Still, even the “Hands Off” segment is not purely defined by its gags. After missing the mark last time in the depiction of Giffany, Gravity Falls rallies nicely with its surprisingly sweet, nonjudgmental depiction of the witch. The mere fact that the segment acknowledges her as a person with needs and desires rather than as a simple villain is impressive enough, but “Hands Off” manages a far more impressive feat by taking her loneliness seriously, albeit while still finding plenty of jokes. But the key is that the jokes are only tangentially at the witch’s expense; the concluding gag where the buff hiker proves shockingly receptive to her pick-up lines works because the episode has actually gotten us to root for the witch, not because the idea is so inherently preposterous.

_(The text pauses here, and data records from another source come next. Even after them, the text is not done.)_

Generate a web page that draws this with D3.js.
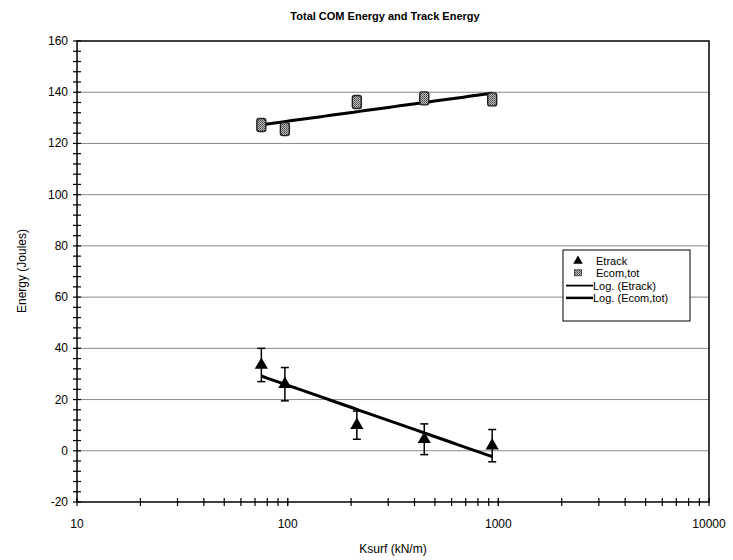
<!DOCTYPE html>
<html>
<head>
<meta charset="utf-8">
<script src="https://cdn.jsdelivr.net/npm/d3@7"></script>
<style>
body{margin:0;background:#fff;}
text{font-family:Arial,"Liberation Sans",sans-serif;}
</style>
</head>
<body>
<svg id="chart" width="733" height="560"></svg>
<script>
/*数据*/
var ksurf=[75,97,213,445,935];
var etrack=[33.5,26,10,4.5,2];
var etrackErr=[6.5,6.5,5.5,6,6.3];
var ecom=[127.2,125.6,136.2,137.6,137.2];
var ecomErr=[2,2,2,1.5,2];
var xTicks=[10,100,1000,10000];
var yTicks=[-20,0,20,40,60,80,100,120,140,160];
var legendNames=["Etrack","Ecom,tot","Log. (Etrack)","Log. (Ecom,tot)"];

var svg=d3.select("#chart");
var x=d3.scaleLog().domain([10,10000]).range([77,709]);
var y=d3.scaleLinear().domain([-20,160]).range([502,41]);

/*对数拟合 y=a*ln(x)+b*/
function logFit(xs,ys){
	var lx=xs.map(function(v){return Math.log(v);});
	var mx=d3.mean(lx),my=d3.mean(ys),sxx=0,sxy=0;
	lx.forEach(function(v,i){
		sxx+=(v-mx)*(v-mx);
		sxy+=(v-mx)*(ys[i]-my);
	});
	var a=sxy/sxx,b=my-a*mx;
	return function(v){return a*Math.log(v)+b;};
}

//点状填充
var pat=svg.append("defs").append("pattern").attr("id","dots")
	.attr("width",2).attr("height",2).attr("patternUnits","userSpaceOnUse");
pat.append("rect").attr("width",2).attr("height",2).attr("fill","#bdbdbd");
pat.append("rect").attr("width",1).attr("height",1).attr("fill","#444");
pat.append("rect").attr("x",1).attr("y",1).attr("width",1).attr("height",1).attr("fill","#666");

/*网格线*/
svg.append("g").selectAll("line").data(yTicks.slice(1,-1)).enter().append("line")
	.attr("x1",x(10)).attr("x2",x(10000))
	.attr("y1",function(d){return y(d);}).attr("y2",function(d){return y(d);})
	.attr("stroke","#8a8a8a").attr("stroke-width",1);

//边框
svg.append("rect").attr("x",x(10)).attr("y",y(160))
	.attr("width",x(10000)-x(10)).attr("height",y(-20)-y(160))
	.attr("fill","none").attr("stroke","#000").attr("stroke-width",1.5);

/*Y轴*/
var yMinor=d3.range(-20,160.1,4);
svg.append("g").selectAll("line").data(yMinor).enter().append("line")
	.attr("x1",x(10)-4).attr("x2",x(10)+4)
	.attr("y1",function(d){return y(d);}).attr("y2",function(d){return y(d);})
	.attr("stroke","#000").attr("stroke-width",1.2);
svg.append("g").selectAll("text").data(yTicks).enter().append("text")
	.attr("x",x(10)-9).attr("y",function(d){return y(d)+4;})
	.attr("text-anchor","end").attr("font-size",12).text(function(d){return d;});

/*X轴*/
var xMinor=[];
[10,100,1000].forEach(function(dec){
	for(var k=1;k<=10;k++){xMinor.push(dec*k);}
});
svg.append("g").selectAll("line").data(xMinor).enter().append("line")
	.attr("x1",function(d){return x(d);}).attr("x2",function(d){return x(d);})
	.attr("y1",y(-20)-4).attr("y2",y(-20)+4)
	.attr("stroke","#000").attr("stroke-width",1.2);
svg.append("g").selectAll("text").data(xTicks).enter().append("text")
	.attr("x",function(d){return x(d);}).attr("y",y(-20)+26)
	.attr("text-anchor","middle").attr("font-size",12).text(function(d){return d;});

//标题
svg.append("text").attr("x",385).attr("y",20).attr("text-anchor","middle")
	.attr("font-size",11).attr("font-weight","bold").text("Total COM Energy and Track Energy");
svg.append("text").attr("x",393).attr("y",553).attr("text-anchor","middle")
	.attr("font-size",12).text("Ksurf (kN/m)");
svg.append("text").attr("transform","translate(26,271) rotate(-90)").attr("text-anchor","middle")
	.attr("font-size",12).text("Energy (Joules)");

/*误差线*/
function errBars(vals,errs,col){
	var g=svg.append("g");
	ksurf.forEach(function(k,i){
		var cx=x(k),t=y(vals[i]+errs[i]),b=y(vals[i]-errs[i]);
		g.append("line").attr("x1",cx).attr("x2",cx).attr("y1",t).attr("y2",b).attr("stroke",col).attr("stroke-width",1.5);
		g.append("line").attr("x1",cx-4).attr("x2",cx+4).attr("y1",t).attr("y2",t).attr("stroke",col).attr("stroke-width",1.5);
		g.append("line").attr("x1",cx-4).attr("x2",cx+4).attr("y1",b).attr("y2",b).attr("stroke",col).attr("stroke-width",1.5);
	});
}
errBars(etrack,etrackErr,"#000");
errBars(ecom,ecomErr,"#222");

//趋势线
function trend(vals){
	var f=logFit(ksurf,vals);
	var pts=d3.range(0,41).map(function(i){
		return Math.exp(Math.log(ksurf[0])+(Math.log(ksurf[4])-Math.log(ksurf[0]))*i/40);
	});
	svg.append("path").datum(pts)
		.attr("d",d3.line().x(function(d){return x(d);}).y(function(d){return y(f(d));}))
		.attr("fill","none").attr("stroke","#000").attr("stroke-width",3);
}
trend(etrack);
trend(ecom);

/*数据点*/
svg.append("g").selectAll("path").data(ksurf).enter().append("path")
	.attr("d",d3.symbol().type(d3.symbolTriangle).size(75))
	.attr("transform",function(d,i){return "translate("+x(d)+","+y(etrack[i])+")";})
	.attr("fill","#000");
svg.append("g").selectAll("rect").data(ksurf).enter().append("rect")
	.attr("x",function(d){return x(d)-4.5;}).attr("y",function(d,i){return y(ecom[i])-6.5;})
	.attr("width",9).attr("height",13).attr("rx",2.5)
	.attr("fill","url(#dots)").attr("stroke","#222").attr("stroke-width",1.4);

/*图例*/
var lg=svg.append("g").attr("transform","translate(563,250)");
lg.append("rect").attr("width",127).attr("height",71).attr("fill","#fff").attr("stroke","#000").attr("stroke-width",1);
legendNames.forEach(function(name,i){
	var ly=10+i*12.3;
	if(i==0){
		lg.append("path").attr("d",d3.symbol().type(d3.symbolTriangle).size(40))
			.attr("transform","translate(15,"+(ly+1)+")").attr("fill","#000");
	}else if(i==1){
		lg.append("rect").attr("x",11.5).attr("y",ly-2.5).attr("width",7).attr("height",6).attr("fill","url(#dots)").attr("stroke","#333").attr("stroke-width",0.8);
	}else{
		lg.append("line").attr("x1",3).attr("x2",30).attr("y1",ly+1).attr("y2",ly+1)
			.attr("stroke","#000").attr("stroke-width",i==3?2.5:1.8);
	}
	lg.append("text").attr("x",i<2?33:30).attr("y",ly+5).attr("font-size",11).text(name);
});
</script>
</body>
</html>
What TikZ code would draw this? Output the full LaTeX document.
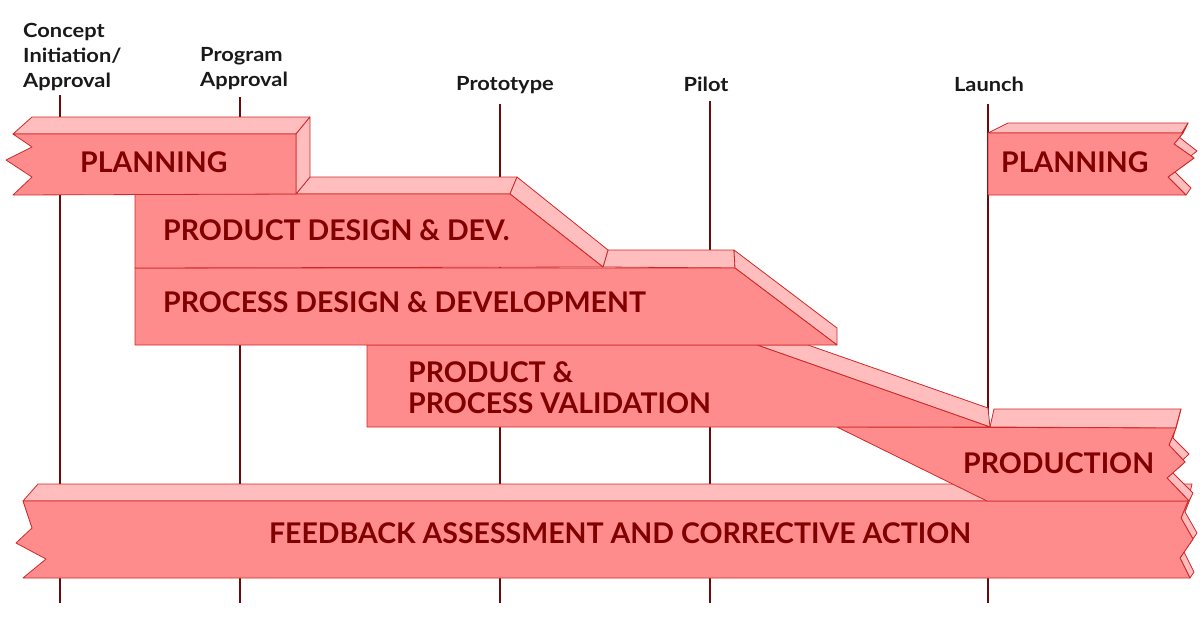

As for “Clay Day,” that segment is probably the simplest from a storytelling perspective, but that’s no great knock when it’s likely the most technically challenging thing Gravity Falls has yet attempted. The integration of the Harryhausen-inspired monsters is seamless, with the segment making all the characters appear to share the same space, even though they don’t even share the same number of dimensions. In particular, Mabel disappearing inside the Cyclops is very well done. This is likely a segment where the jokes are going to fly over the heads of younger viewers, especially the knowing winks to the conventions of old monster epics, but even here the show takes care to layer in those references with strong physical comedy and appropriately silly, self-aware performances; Soos’ suggestion that they escape the monster by standing perfectly still fits into that category. This is Gravity Falls firing on all cylinders once again, and the episode’s anthology format means this is about as perfect a demonstration as you could ask for of every kind of joke and every kind of character beat the show can pull off. It’s the ideal sampler pack of Gravity Falls in its second season.
Stray observations:
- This is a Saturday night review written after I spent a good chunk of the day wrestling with a Doctor Who review, so I’m aware this is a bit punchier than normal. I think this is still a weirdly appropriate fit for an episode that is far more joke-heavy than, say, thematically rich, but… yeah. Quote time!
- “They’re mob boss quality!”
- “Wait, is this curse ugly or normal ugly?
- “Death to my enemies!”
- “Man wants his privacy. I can respect that. Well everyone, over the fence.”